# Problem details:
Output the first line of the listing and each line after it, up to and including the line that contains "import * as echarts from 'echarts';", exactly as written, minus the pictures.

>> BEGIN Supplied information

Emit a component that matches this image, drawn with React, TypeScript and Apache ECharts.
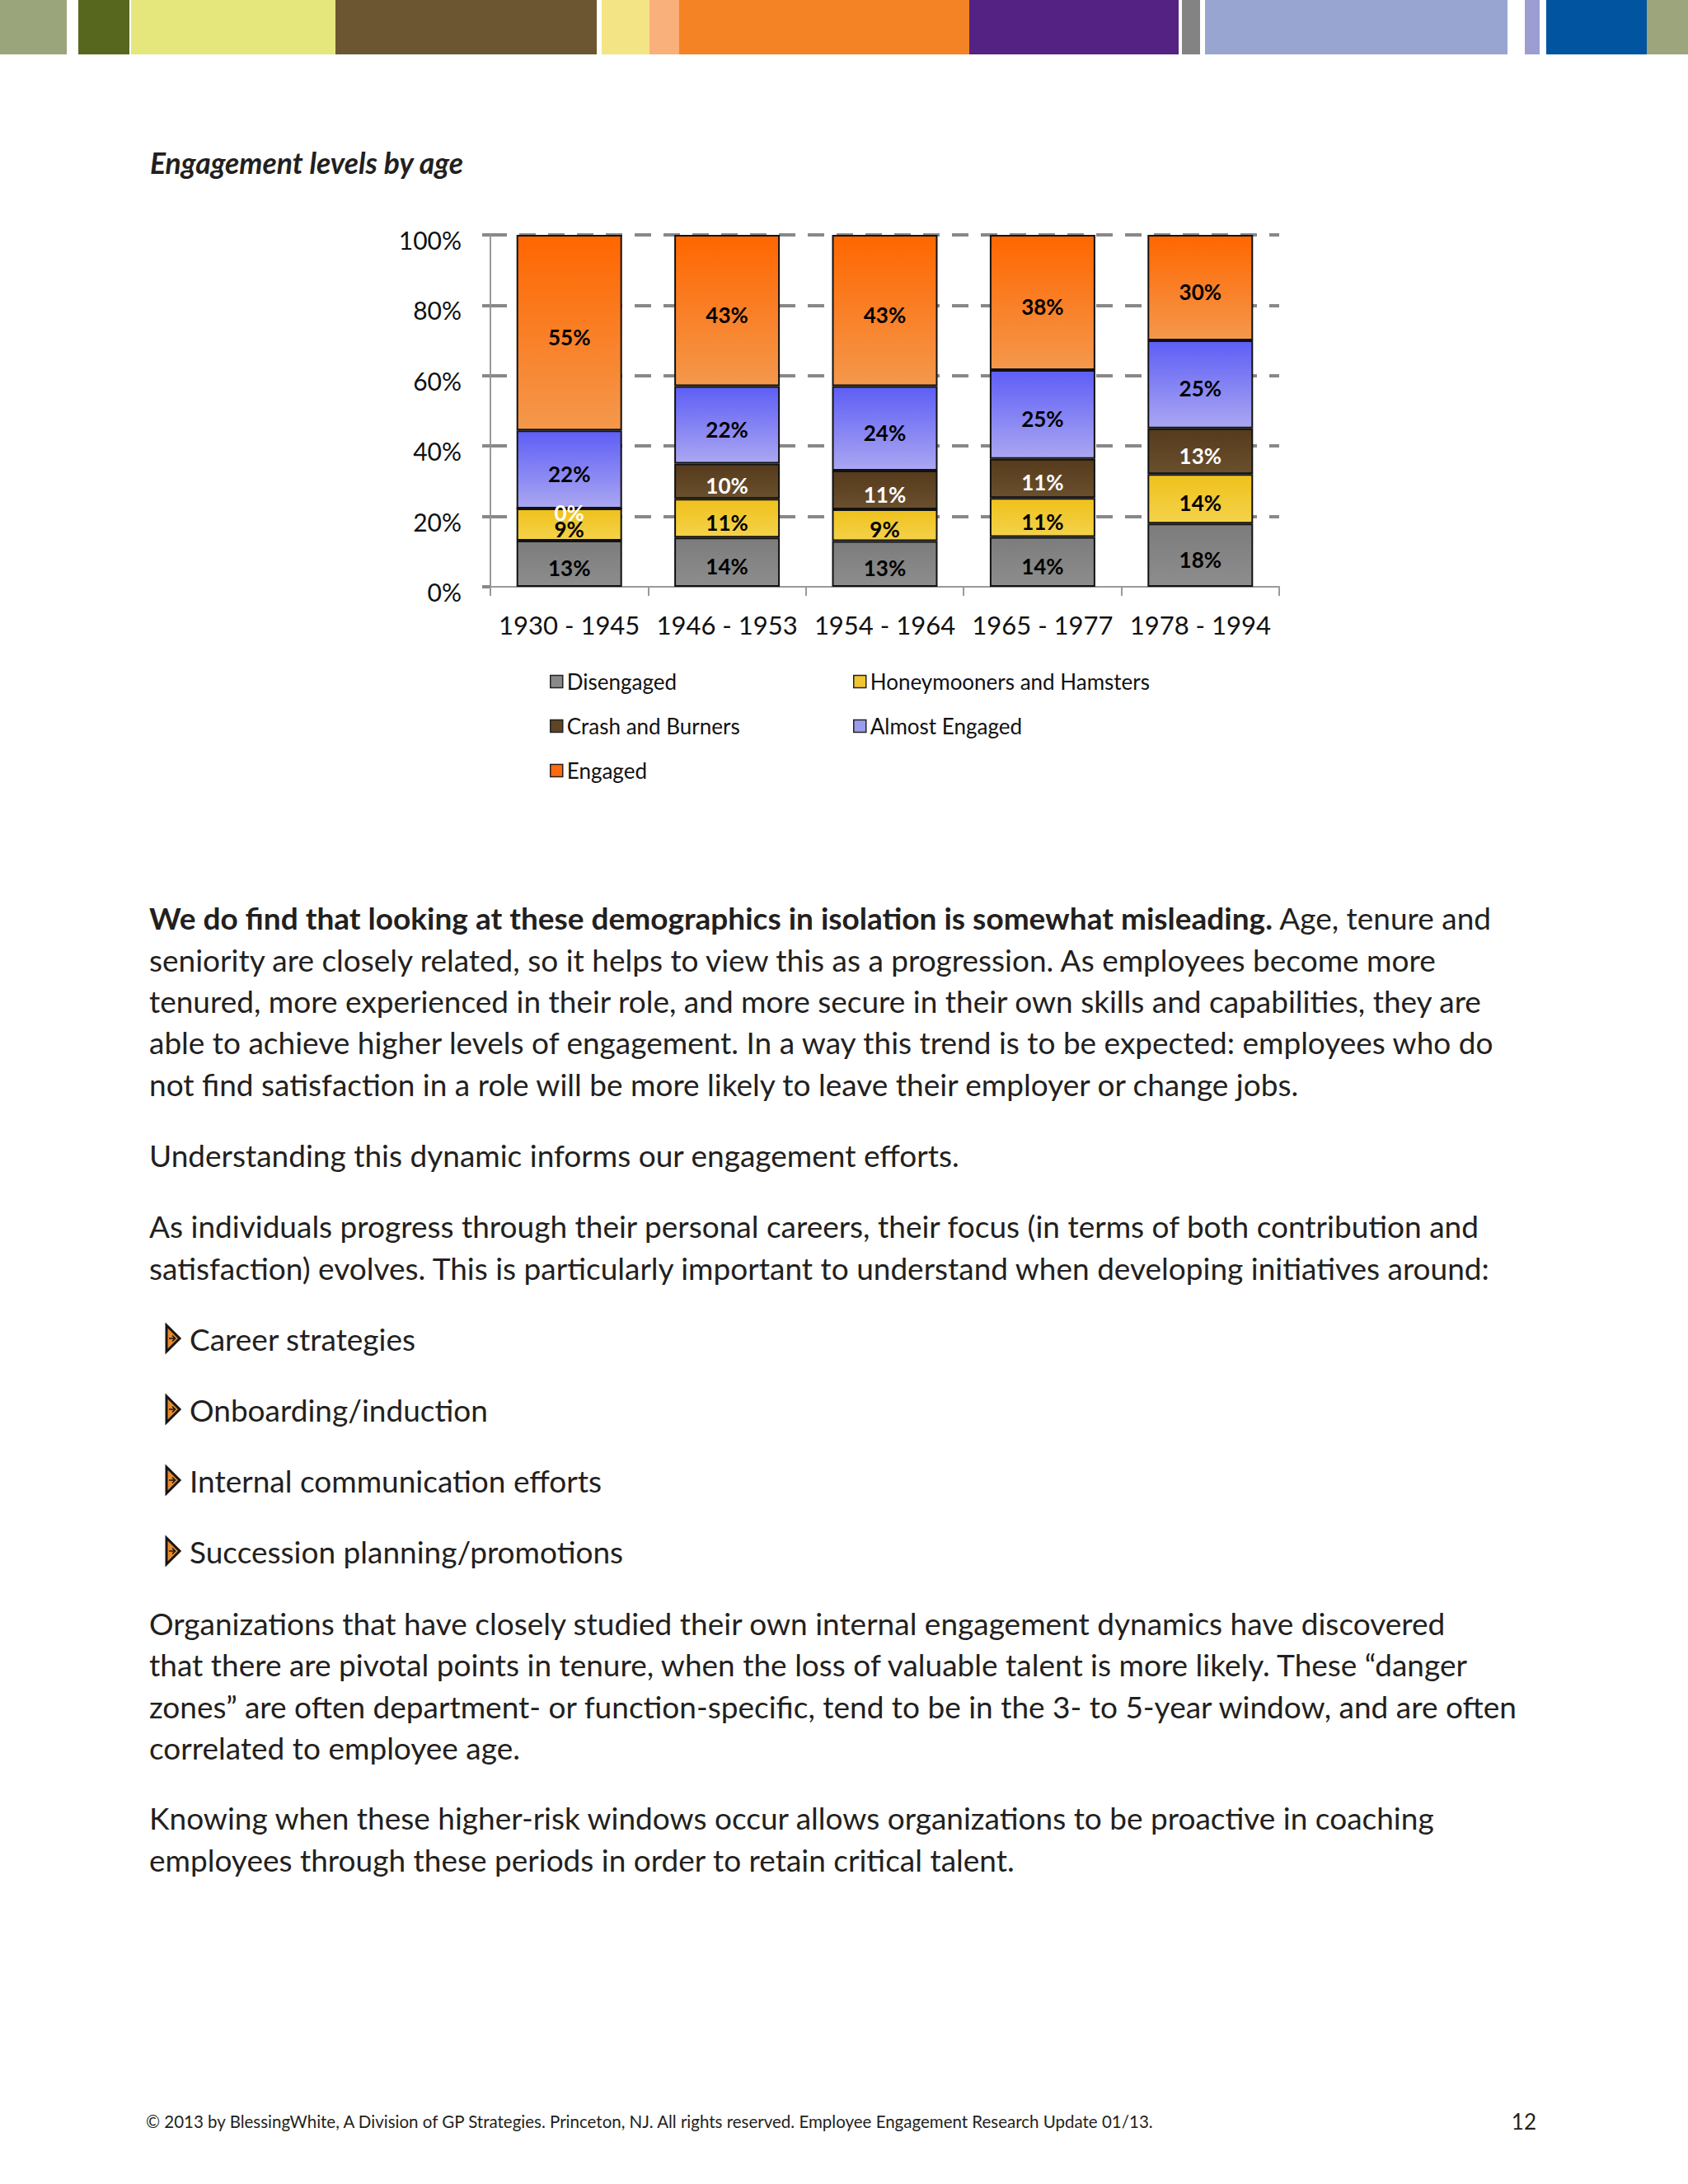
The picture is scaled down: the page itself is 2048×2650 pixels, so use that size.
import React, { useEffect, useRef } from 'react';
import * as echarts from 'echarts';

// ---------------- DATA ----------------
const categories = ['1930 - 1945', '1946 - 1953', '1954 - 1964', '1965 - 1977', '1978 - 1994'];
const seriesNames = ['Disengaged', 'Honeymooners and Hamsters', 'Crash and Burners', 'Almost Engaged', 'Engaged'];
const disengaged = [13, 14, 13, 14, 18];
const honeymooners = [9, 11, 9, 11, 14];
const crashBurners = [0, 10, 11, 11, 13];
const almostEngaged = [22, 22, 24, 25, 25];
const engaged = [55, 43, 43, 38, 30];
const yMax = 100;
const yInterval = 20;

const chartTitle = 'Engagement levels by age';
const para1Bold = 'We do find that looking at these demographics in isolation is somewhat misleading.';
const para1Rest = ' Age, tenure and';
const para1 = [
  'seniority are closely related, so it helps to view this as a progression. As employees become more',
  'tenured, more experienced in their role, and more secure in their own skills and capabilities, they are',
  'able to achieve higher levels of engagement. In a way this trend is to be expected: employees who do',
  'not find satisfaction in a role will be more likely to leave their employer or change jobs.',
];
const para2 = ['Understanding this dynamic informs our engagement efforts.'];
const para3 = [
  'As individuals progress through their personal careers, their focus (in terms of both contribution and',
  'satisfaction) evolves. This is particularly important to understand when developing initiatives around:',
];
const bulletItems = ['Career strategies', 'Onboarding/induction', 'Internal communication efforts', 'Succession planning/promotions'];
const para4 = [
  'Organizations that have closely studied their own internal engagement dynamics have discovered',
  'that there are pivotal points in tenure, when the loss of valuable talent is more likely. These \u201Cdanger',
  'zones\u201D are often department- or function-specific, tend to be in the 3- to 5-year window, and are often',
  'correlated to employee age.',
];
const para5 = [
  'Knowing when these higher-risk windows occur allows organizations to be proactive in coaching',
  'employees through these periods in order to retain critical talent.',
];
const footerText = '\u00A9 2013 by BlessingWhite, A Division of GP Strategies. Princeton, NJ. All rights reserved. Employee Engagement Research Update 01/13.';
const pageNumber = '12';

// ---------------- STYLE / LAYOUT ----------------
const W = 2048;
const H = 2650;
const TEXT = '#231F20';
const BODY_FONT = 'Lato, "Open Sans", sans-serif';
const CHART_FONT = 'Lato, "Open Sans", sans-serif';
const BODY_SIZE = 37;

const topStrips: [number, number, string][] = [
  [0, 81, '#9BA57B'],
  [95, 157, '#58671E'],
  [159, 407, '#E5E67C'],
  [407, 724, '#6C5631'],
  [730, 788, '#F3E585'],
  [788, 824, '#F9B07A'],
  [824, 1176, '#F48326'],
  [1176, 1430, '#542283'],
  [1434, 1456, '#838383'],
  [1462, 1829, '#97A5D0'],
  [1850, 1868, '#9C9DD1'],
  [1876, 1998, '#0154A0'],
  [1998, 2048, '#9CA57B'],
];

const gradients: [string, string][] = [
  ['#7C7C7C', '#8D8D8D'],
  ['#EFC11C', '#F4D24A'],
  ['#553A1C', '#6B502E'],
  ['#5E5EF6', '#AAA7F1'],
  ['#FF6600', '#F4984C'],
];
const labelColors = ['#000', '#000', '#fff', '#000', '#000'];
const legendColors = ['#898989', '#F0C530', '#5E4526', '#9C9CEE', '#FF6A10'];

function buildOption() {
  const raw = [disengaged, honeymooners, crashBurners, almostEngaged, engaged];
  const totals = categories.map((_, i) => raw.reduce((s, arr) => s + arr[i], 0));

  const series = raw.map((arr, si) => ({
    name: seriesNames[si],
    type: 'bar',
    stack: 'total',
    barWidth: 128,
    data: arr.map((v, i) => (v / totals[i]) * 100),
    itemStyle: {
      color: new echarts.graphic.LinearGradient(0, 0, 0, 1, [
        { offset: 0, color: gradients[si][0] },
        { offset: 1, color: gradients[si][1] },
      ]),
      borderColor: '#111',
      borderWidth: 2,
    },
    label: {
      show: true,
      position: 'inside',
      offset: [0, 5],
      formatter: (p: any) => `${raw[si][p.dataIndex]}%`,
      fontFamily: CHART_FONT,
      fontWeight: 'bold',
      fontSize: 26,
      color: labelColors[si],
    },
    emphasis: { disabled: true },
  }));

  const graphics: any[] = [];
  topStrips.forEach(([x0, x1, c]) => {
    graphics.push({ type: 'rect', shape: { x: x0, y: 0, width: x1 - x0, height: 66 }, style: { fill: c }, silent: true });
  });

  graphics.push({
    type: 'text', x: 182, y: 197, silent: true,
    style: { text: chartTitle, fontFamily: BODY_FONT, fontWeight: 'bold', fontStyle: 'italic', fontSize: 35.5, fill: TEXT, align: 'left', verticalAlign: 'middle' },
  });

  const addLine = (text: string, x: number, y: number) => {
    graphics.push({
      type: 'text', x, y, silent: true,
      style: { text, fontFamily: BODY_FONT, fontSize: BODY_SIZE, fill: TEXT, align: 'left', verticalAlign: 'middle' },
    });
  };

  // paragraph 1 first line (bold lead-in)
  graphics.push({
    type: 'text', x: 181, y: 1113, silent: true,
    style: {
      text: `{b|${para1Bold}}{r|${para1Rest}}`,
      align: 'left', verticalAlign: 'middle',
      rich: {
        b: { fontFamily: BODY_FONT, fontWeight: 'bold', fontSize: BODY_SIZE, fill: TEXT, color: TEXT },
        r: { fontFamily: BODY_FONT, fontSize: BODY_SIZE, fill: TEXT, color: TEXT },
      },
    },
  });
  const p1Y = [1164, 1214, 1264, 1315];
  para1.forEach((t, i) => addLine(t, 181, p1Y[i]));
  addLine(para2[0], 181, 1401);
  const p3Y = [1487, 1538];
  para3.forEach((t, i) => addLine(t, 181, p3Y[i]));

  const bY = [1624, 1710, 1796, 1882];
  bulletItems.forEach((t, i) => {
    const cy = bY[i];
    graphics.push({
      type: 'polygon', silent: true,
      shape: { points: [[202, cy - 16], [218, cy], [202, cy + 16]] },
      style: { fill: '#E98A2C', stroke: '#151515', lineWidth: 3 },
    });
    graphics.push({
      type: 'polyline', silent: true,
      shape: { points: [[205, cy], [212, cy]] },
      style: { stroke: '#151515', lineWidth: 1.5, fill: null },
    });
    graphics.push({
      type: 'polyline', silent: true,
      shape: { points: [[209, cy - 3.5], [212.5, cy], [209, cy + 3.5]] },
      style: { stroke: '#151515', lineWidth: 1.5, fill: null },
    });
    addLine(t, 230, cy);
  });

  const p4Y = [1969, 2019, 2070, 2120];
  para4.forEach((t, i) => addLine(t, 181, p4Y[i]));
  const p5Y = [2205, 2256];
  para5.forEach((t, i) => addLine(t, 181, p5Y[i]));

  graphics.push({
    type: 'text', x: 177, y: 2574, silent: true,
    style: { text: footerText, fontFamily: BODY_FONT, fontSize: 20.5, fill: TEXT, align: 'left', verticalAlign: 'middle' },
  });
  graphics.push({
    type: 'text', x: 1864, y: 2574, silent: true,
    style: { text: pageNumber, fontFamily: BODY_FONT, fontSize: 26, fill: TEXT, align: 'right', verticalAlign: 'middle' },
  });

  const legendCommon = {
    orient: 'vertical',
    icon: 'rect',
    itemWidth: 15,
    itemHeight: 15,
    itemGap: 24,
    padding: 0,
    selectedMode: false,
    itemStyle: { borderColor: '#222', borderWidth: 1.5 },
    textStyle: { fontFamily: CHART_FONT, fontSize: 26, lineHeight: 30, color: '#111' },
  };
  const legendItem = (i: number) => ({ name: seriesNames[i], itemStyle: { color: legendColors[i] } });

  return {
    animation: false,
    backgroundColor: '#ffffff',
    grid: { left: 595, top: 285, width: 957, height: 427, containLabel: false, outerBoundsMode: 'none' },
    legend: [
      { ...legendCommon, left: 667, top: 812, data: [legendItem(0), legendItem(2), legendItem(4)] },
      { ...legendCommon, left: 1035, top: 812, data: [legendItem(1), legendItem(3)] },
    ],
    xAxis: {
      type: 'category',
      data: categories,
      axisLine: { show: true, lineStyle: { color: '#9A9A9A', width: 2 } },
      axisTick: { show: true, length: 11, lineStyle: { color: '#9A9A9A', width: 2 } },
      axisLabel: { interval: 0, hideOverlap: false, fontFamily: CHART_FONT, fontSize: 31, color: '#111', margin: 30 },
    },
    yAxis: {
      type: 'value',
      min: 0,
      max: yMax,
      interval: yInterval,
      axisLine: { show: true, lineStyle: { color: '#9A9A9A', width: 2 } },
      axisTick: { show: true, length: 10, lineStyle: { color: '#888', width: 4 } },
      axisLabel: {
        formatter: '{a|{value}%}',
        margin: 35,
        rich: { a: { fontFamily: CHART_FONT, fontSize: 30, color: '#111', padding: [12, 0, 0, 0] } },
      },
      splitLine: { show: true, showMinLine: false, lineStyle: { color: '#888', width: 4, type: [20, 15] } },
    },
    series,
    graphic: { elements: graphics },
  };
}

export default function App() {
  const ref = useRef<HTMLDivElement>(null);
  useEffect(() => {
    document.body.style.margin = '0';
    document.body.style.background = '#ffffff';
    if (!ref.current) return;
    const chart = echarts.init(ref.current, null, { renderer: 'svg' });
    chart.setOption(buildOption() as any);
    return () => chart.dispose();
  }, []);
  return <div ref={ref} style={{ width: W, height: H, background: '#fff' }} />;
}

>> END Supplied information

# Result of the exercise:
Emit a component that matches this image, drawn with React, TypeScript and Apache ECharts.
The picture is scaled down: the page itself is 2048×2650 pixels, so use that size.
import React, { useEffect, useRef } from 'react';
import * as echarts from 'echarts';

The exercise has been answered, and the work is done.